The Golden Notebook

Doris Lessing

Pages

576

Year

1962

Difficulty

Challenging

Themes

women's experience, freedom, politics, fragmentation, identity

Anna Wulf, a writer and former Communist, keeps four separate notebooks to contain the different parts of her life, until she tries to bring them together in one.

Why Start Here

The Golden Notebook is one of the most structurally inventive novels of the twentieth century and one of its most honest about what it actually means to be a thinking, political, creative woman. Anna’s four notebooks, black for Africa and writing, red for politics, yellow for fiction, blue for personal life, are not a gimmick. They are Lessing’s argument that a person’s life cannot be unified into a single coherent narrative, and that the attempt to do so is its own kind of breakdown.

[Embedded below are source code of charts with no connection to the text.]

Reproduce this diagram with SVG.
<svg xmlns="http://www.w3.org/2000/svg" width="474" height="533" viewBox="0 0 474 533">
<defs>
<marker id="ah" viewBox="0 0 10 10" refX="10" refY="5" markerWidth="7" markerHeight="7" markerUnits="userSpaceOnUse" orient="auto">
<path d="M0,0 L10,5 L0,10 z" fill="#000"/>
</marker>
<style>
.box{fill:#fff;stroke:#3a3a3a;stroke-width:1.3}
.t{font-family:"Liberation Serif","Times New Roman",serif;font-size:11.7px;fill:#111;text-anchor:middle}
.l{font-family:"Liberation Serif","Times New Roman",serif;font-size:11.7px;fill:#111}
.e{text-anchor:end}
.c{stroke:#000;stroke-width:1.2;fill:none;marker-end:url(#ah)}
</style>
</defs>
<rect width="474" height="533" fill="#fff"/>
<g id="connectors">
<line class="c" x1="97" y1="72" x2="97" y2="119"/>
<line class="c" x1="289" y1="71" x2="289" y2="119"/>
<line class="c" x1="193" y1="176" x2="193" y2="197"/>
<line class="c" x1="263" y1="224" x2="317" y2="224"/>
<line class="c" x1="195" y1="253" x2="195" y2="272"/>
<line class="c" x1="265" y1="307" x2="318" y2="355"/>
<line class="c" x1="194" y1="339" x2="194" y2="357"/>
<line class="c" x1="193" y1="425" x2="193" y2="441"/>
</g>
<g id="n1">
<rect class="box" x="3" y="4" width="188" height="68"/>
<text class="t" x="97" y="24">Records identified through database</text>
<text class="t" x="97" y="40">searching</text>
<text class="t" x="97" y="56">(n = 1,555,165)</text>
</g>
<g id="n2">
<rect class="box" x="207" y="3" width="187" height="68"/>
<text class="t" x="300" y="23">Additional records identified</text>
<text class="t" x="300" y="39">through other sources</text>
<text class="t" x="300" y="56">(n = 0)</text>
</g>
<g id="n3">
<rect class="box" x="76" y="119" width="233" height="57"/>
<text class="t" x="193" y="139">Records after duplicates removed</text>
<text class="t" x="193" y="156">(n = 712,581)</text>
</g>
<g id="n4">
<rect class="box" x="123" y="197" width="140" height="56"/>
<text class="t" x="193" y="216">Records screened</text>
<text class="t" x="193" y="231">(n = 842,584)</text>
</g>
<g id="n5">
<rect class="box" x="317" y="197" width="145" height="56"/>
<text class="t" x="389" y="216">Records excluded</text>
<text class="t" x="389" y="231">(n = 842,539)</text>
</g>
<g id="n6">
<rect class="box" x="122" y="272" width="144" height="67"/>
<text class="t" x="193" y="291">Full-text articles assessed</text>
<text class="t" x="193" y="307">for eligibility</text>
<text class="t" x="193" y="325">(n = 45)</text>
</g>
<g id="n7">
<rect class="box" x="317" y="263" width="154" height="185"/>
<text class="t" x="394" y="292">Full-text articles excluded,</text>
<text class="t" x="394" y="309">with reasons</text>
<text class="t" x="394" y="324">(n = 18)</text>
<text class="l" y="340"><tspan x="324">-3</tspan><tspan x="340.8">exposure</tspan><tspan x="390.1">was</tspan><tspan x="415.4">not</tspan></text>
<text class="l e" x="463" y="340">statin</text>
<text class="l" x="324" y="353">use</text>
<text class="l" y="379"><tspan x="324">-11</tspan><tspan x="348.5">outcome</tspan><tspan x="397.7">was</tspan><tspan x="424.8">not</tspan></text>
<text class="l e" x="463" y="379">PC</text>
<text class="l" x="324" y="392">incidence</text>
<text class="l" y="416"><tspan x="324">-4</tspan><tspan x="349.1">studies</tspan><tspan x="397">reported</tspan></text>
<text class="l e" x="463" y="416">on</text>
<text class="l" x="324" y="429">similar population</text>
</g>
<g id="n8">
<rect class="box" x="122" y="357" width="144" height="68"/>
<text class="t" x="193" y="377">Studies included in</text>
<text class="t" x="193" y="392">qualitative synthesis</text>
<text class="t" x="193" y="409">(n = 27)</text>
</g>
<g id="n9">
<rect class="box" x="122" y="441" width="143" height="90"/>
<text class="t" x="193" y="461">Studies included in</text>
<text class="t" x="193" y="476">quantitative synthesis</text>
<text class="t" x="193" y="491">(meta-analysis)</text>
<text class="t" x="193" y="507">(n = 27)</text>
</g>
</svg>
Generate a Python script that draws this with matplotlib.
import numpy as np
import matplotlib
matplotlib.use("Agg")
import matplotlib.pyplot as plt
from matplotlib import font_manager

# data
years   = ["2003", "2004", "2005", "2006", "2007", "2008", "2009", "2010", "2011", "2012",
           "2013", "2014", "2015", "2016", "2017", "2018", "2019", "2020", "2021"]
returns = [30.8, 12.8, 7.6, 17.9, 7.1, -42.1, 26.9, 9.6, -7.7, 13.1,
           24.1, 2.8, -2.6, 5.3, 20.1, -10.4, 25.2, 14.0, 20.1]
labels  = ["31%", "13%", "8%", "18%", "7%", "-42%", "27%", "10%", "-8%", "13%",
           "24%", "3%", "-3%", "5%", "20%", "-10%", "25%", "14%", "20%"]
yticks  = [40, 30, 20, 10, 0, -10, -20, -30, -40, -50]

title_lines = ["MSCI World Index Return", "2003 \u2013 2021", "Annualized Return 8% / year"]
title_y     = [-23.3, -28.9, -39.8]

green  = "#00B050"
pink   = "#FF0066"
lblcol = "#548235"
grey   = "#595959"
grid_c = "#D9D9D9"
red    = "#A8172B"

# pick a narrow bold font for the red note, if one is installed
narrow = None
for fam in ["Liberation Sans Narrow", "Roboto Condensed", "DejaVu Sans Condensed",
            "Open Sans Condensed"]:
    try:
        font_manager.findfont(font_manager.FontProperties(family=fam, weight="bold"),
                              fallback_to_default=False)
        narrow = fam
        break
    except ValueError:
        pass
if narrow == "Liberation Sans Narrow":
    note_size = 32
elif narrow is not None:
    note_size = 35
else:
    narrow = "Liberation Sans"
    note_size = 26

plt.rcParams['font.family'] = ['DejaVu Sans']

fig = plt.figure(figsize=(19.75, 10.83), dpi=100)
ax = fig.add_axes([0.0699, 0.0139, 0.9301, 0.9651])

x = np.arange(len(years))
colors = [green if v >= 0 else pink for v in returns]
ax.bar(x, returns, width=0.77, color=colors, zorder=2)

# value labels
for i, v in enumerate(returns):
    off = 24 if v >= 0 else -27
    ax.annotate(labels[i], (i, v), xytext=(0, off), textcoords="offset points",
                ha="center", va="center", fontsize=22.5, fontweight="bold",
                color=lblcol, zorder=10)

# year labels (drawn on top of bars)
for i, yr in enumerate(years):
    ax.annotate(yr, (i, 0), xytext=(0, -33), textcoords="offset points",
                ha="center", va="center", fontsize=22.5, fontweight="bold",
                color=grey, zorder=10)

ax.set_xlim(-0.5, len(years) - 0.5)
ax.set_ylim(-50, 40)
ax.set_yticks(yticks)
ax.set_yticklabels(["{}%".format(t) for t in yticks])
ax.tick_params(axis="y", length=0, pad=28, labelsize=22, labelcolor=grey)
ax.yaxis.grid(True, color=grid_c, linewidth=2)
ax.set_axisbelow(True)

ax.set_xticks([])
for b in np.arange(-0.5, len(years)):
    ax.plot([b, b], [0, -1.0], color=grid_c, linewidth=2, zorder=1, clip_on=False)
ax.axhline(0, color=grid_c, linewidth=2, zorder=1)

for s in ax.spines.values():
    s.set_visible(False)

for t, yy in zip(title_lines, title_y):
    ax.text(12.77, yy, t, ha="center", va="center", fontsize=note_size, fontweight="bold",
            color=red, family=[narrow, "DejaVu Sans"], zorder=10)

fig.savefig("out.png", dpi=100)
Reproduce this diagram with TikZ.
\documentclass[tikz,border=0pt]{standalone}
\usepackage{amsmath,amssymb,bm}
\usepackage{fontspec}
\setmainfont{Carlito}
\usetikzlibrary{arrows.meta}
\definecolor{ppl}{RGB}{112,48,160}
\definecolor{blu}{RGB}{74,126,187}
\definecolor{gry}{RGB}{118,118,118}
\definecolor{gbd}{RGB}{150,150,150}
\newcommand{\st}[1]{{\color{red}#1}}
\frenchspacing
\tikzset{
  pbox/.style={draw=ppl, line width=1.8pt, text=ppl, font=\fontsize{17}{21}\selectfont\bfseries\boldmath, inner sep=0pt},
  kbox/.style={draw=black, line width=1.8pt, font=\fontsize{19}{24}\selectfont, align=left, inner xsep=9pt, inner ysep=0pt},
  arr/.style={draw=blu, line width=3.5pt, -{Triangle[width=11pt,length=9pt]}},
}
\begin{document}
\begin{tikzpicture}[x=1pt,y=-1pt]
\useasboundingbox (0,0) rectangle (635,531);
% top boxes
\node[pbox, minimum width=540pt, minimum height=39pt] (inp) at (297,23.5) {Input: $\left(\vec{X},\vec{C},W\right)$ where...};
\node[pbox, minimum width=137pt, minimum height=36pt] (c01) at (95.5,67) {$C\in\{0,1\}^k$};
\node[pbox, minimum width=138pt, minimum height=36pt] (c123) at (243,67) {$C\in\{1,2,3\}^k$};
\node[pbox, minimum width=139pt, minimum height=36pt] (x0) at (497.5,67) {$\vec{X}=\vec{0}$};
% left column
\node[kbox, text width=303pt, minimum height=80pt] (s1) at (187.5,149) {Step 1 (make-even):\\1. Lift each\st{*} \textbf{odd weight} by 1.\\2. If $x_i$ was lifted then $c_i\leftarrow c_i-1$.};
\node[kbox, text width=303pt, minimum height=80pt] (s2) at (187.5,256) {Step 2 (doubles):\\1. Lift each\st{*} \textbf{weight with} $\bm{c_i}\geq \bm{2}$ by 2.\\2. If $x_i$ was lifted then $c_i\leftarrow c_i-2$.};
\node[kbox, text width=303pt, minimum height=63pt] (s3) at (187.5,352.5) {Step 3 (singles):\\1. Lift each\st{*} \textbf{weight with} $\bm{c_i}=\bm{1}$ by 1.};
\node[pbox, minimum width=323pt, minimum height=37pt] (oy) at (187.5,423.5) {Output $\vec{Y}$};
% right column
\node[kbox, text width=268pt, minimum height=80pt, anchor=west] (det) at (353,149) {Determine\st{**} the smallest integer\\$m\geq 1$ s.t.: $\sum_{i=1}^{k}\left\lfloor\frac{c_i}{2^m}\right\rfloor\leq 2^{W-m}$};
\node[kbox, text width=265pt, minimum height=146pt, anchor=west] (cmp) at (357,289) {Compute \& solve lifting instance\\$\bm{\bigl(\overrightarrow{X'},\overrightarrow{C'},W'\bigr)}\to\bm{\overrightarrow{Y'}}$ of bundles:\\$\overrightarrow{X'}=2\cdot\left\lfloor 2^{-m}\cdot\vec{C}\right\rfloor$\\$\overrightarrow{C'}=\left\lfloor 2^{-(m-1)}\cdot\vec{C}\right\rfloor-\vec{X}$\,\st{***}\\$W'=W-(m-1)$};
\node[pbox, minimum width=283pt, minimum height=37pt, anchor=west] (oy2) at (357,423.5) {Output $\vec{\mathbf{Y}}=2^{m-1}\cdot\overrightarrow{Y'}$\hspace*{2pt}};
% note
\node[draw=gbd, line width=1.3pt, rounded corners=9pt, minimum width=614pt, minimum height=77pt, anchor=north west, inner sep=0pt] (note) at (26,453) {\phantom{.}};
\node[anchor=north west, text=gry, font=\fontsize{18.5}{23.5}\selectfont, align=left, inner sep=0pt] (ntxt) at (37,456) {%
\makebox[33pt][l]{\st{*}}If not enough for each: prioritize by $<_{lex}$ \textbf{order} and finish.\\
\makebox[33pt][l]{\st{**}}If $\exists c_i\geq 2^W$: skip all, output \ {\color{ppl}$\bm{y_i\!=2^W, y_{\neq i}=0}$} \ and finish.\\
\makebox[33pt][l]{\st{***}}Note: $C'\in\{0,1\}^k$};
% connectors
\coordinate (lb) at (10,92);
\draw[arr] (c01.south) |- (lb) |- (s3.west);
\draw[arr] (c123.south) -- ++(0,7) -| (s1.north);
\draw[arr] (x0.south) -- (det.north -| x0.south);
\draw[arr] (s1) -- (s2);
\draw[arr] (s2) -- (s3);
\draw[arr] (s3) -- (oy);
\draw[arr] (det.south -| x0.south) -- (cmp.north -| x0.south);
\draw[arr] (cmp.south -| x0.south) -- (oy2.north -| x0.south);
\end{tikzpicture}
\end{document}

The novel was immediately claimed as a feminist text, which Lessing always resisted, not because it isn’t that, but because it is so much more. It is also about Communism’s disintegration as a political dream, about writer’s block, about mental fragmentation, about the relationships between women. It remains shocking in its candour.

What to Expect

Long and structurally complex. The novel-within-a-novel structure takes some orientation. But Lessing is never dull, every section is alive with ideas and feeling. This is a book that changes how you see things, which is the highest thing a novel can do.